Find the lines that contain the word "this" and copy each one.

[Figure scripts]

########

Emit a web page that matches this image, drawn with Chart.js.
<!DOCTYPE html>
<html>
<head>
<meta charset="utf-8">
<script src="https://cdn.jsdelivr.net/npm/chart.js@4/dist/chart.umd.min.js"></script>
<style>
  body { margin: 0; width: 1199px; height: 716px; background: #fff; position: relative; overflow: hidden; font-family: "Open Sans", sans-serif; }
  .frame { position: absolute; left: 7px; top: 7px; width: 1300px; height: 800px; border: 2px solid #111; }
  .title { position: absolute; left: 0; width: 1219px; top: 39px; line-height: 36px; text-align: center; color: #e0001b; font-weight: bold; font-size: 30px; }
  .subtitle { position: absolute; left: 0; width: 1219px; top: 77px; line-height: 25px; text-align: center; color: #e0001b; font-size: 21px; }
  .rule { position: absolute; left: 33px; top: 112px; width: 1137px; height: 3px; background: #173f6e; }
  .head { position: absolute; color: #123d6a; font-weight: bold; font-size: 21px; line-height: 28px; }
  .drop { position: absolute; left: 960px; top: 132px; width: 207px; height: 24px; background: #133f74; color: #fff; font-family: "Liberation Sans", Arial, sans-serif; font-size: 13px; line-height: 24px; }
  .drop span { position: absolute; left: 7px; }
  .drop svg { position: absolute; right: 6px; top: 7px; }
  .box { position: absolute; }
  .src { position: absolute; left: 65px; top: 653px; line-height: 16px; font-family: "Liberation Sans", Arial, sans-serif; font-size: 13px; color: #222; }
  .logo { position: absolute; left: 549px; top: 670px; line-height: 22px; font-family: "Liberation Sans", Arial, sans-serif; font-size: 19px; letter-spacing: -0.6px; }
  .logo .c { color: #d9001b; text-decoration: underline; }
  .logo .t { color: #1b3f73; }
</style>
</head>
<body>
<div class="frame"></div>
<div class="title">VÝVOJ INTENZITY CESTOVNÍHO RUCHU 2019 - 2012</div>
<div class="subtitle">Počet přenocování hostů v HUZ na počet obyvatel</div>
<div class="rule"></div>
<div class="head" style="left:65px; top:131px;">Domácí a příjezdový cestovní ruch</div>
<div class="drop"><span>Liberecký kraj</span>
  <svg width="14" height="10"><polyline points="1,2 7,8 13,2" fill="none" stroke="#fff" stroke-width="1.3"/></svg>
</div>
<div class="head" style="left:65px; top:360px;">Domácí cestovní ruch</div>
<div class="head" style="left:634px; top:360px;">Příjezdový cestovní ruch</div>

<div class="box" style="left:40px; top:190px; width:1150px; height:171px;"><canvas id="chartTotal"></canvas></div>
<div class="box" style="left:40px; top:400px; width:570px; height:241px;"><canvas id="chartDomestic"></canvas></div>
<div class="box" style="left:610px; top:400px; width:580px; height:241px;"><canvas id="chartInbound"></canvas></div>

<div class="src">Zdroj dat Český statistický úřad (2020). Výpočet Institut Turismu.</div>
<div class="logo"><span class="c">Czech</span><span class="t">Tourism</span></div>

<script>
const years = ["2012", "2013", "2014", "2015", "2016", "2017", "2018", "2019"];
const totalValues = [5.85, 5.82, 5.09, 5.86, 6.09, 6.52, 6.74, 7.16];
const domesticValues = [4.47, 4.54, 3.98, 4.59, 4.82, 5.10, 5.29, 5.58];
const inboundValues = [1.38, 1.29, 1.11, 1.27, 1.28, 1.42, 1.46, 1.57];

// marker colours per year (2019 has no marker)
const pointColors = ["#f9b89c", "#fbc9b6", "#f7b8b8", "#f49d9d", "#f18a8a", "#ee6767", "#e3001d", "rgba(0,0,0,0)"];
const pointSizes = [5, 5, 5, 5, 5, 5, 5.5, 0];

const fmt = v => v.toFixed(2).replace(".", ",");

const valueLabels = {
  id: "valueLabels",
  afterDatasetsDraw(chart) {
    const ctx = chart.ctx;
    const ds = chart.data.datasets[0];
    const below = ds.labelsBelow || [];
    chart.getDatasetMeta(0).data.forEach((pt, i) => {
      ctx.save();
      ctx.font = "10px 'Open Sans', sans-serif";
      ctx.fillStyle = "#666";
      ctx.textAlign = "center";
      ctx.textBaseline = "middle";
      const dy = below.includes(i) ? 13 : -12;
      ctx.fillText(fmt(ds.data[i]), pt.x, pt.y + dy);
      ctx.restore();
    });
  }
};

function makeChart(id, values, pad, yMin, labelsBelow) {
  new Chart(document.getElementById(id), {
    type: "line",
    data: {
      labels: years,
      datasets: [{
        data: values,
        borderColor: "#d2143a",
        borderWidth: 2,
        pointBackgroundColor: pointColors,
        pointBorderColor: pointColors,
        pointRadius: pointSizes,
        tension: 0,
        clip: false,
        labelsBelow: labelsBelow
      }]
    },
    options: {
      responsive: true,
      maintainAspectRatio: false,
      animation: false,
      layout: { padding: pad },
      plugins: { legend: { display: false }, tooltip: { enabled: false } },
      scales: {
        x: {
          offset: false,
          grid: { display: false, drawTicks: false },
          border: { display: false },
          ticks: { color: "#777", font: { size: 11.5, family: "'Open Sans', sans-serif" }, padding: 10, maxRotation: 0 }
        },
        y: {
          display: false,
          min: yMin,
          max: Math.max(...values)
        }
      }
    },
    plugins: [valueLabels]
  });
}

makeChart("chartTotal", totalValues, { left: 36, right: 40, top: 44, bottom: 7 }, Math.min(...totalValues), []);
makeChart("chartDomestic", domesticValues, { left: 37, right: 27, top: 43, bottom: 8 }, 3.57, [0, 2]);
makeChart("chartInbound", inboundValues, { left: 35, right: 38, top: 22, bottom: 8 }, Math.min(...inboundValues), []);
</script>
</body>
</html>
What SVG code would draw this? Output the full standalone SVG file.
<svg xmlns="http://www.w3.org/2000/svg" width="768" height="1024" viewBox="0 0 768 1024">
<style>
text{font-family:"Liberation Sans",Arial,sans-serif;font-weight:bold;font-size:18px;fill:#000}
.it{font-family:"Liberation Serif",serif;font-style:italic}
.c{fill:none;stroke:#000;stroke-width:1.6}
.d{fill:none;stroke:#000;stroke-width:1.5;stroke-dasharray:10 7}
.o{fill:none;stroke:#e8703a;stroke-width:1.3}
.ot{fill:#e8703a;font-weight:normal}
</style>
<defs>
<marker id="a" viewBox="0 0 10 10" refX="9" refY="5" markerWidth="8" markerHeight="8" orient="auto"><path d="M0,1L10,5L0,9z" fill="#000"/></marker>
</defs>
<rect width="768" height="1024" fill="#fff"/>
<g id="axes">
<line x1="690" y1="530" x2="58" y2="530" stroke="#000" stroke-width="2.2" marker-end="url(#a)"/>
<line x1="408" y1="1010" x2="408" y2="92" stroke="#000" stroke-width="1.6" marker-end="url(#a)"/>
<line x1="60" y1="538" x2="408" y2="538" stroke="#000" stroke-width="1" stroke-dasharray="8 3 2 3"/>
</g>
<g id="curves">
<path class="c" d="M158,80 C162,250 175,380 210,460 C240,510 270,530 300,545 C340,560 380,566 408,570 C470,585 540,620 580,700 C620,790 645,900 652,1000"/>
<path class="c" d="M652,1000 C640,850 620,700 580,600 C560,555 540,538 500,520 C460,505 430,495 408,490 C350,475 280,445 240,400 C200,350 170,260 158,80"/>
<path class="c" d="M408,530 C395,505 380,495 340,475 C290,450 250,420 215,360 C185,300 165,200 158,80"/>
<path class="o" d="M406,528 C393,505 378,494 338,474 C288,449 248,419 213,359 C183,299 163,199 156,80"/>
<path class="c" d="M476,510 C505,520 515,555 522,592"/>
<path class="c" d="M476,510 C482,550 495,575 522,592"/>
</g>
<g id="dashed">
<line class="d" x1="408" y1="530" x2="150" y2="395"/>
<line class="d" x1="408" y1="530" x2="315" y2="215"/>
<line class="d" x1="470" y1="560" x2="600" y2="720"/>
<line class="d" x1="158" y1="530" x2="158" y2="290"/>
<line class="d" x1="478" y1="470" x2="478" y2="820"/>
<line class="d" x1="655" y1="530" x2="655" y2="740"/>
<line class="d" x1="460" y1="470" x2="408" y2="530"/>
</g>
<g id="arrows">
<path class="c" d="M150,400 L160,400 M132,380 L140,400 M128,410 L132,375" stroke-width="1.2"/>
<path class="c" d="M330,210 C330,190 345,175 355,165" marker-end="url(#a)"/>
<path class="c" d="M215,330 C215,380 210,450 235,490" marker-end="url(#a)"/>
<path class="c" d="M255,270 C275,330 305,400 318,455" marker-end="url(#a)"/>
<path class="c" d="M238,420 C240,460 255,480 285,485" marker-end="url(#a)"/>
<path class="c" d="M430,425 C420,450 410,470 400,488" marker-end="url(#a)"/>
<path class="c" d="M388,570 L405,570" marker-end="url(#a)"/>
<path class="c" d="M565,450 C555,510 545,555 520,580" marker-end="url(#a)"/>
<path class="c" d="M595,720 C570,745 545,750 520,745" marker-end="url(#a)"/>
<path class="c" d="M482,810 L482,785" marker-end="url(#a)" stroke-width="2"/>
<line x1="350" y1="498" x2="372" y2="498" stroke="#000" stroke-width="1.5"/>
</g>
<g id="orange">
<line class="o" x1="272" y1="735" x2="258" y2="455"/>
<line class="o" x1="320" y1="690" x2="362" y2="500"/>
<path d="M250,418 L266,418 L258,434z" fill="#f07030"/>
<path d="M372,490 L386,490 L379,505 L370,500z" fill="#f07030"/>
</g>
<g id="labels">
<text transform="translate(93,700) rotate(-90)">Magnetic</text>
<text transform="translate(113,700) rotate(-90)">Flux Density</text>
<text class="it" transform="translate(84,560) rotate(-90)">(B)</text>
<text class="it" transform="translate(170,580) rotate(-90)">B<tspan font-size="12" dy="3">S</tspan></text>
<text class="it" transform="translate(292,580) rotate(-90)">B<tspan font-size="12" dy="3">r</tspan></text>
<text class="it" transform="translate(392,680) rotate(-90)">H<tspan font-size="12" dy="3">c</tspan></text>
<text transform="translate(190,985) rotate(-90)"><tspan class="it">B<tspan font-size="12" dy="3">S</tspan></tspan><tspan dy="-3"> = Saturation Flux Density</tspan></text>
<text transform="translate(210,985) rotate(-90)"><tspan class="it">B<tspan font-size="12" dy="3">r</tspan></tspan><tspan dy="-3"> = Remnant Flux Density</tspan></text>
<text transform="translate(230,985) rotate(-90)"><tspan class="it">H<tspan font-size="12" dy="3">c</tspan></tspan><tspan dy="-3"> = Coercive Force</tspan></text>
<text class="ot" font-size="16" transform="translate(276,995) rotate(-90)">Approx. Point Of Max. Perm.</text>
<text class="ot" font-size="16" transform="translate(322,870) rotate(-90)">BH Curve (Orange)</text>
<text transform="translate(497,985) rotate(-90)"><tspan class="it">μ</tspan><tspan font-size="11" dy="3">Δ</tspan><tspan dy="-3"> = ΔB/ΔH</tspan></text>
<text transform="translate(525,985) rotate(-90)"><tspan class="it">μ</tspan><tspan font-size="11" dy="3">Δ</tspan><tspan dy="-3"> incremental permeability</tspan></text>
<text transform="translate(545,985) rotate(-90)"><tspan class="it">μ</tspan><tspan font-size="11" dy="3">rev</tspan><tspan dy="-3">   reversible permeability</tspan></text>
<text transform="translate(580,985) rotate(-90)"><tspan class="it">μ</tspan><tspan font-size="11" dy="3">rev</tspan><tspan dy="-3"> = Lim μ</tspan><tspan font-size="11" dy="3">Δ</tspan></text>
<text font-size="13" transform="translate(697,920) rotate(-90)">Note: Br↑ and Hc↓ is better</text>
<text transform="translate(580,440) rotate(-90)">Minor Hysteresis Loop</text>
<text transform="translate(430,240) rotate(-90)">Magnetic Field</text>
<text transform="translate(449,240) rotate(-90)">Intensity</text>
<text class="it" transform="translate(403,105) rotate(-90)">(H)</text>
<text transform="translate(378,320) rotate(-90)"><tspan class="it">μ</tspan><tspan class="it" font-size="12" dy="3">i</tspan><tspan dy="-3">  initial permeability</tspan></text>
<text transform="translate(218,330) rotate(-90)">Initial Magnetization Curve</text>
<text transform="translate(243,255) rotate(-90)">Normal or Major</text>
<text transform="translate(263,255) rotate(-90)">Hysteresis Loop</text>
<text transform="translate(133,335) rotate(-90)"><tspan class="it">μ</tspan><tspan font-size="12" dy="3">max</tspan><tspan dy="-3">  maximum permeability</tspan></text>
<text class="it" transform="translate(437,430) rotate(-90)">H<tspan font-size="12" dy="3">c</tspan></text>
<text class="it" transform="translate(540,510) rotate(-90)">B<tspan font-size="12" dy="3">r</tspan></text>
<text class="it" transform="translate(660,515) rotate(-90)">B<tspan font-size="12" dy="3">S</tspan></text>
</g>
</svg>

########

▶ [Answer to the exercise]:
Emit a web page that matches this image, drawn with Chart.js.
What SVG code would draw this? Output the full standalone SVG file.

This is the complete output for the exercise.